No Brasil, alguns colunistas de jornais e sites se uniram para criticar a atuação de Greta. Para não dirigir infâmias diretamente contra a adolescente, muitos desses articulistas acusam a esquerda de fazer uso da menina. Com isso, colocam a jovem ativista no centro da disputa ideológica entre esquerda e direita.
Indicada ao Prêmio Nobel da Paz – com apenas 16 anos de idade e fluente em mais de um idioma –, Greta Thunberg tem reagido de maneira mais adulta que muitos de seus críticos. "Honestamente, não entendo por que os adultos escolhem passar o tempo zombando e ameaçando adolescentes e crianças por destacar os argumentos da ciência, quando poderiam fazer algo bom", respondeu em uma das poucas vezes que reagiu às detratações.
Fazer críticas à atuação de Greta Thunberg faz parte de um mundo democrático. Uma reportagem do jornal britânico The Times, por exemplo, revelou que, na onda ‘verde’ de Greta foram envolvidas diversas empresas, principalmente especializadas em lobby, acadêmicos e até um think tank fundado por um ex-ministro da Suécia "ligado às empresas de energia do país".

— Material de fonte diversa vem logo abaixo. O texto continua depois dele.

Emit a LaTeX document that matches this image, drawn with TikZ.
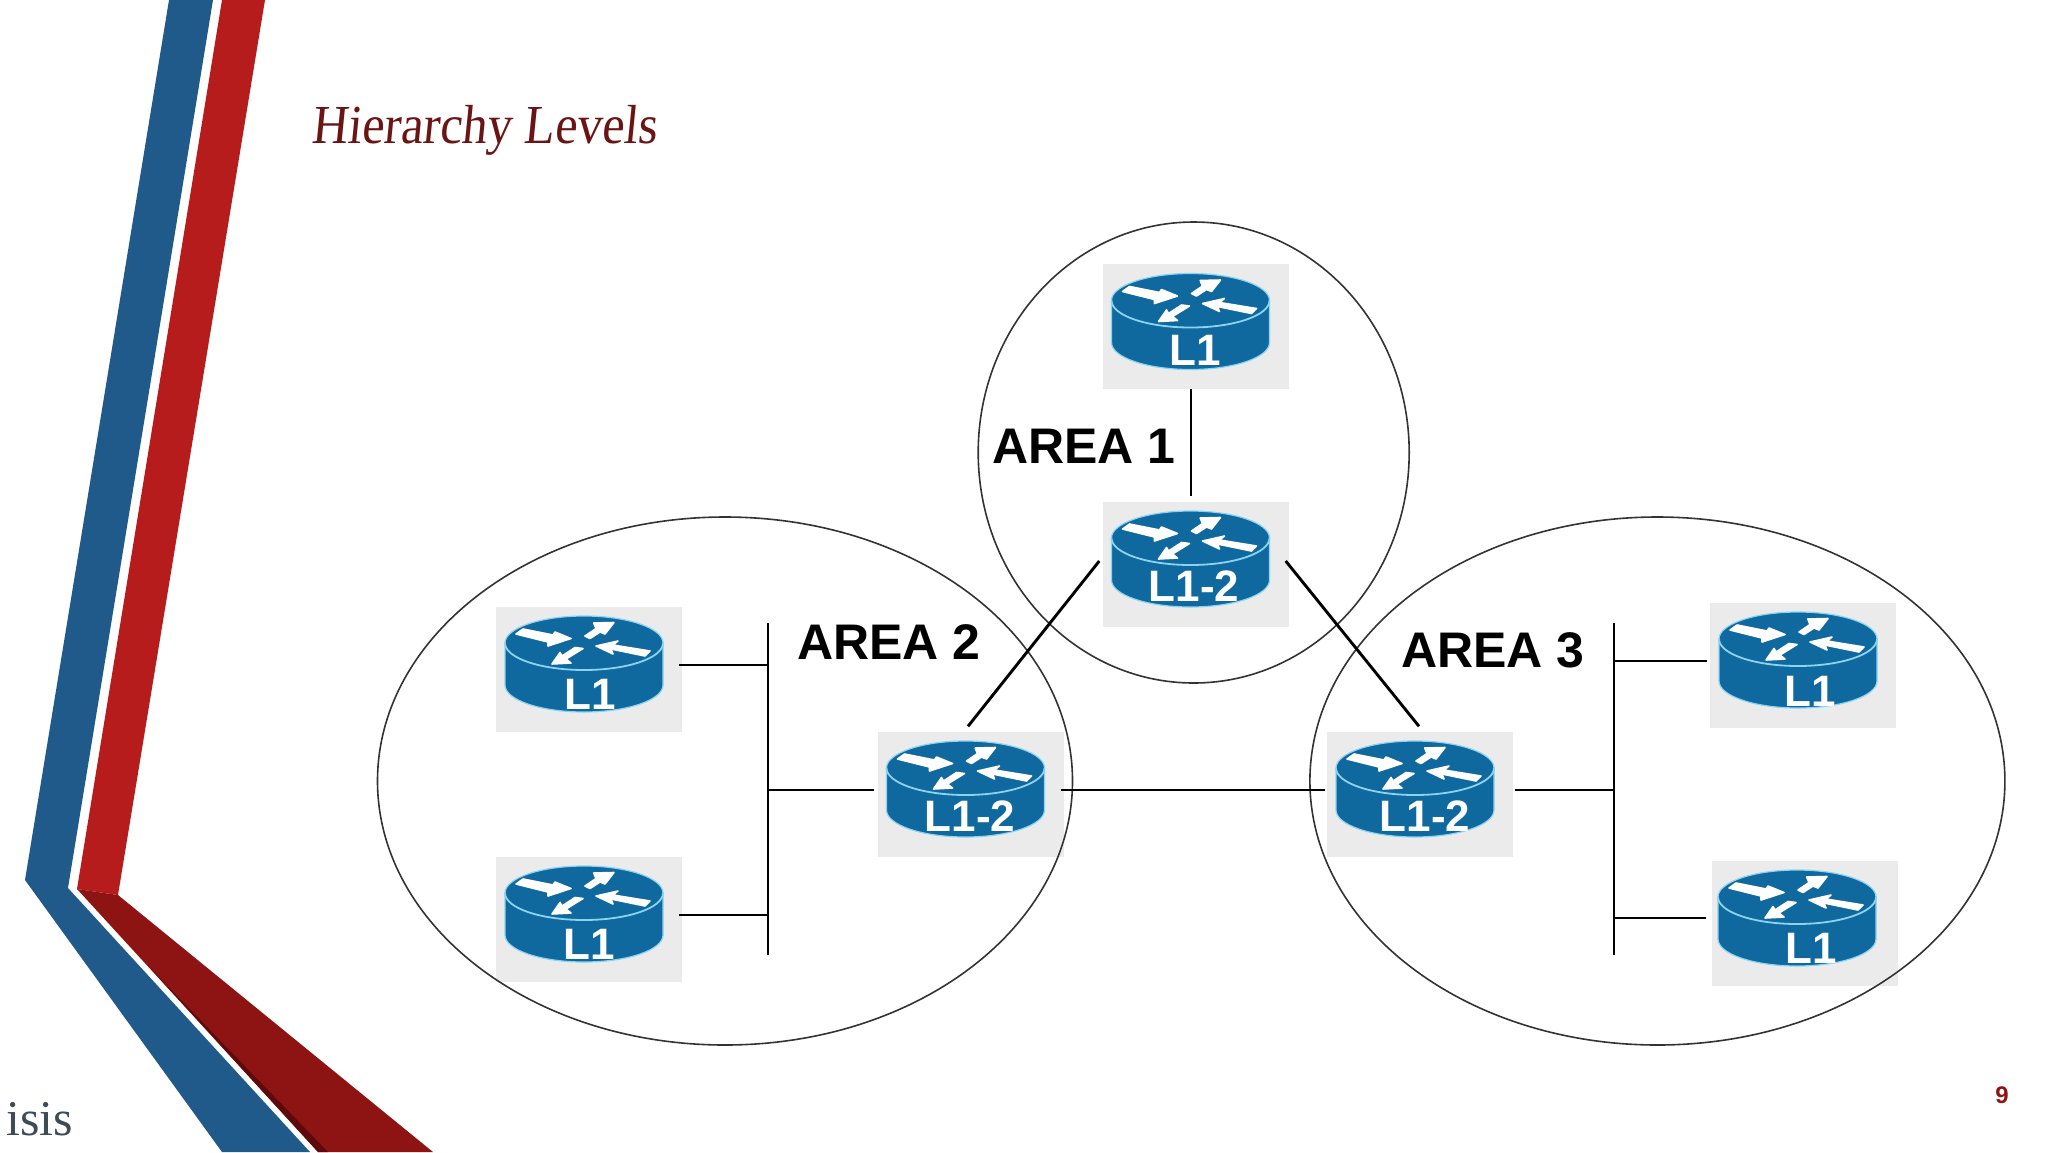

"Essas empresas estão se preparando para a maior bonança de contratos governamentais da história: o esverdeamento das economias ocidentais. Greta, quer ela ou seus pais queiram ou não, é o rosto de sua estratégia política", escreveu o jornal. A reportagem diz ainda que existem poderosos interesses econômicos por trás do movimento liderado pela menina sueca e algumas empresas cujo modelo de negócios é produzir energia sem combustíveis fósseis, coletando milhões de subsídios do governo.
A crítica embasada com dados, responsável e respeitosa é bem-vinda numa sociedade em que se preza os valores democráticos. O condenável é a baixeza, o argumento que chega ao nível da infâmia de muitos daqueles que se julgam ‘politicamente incorreto’. A incorreção política não pode servir de pretexto para desrespeitar e molestar seres humanos.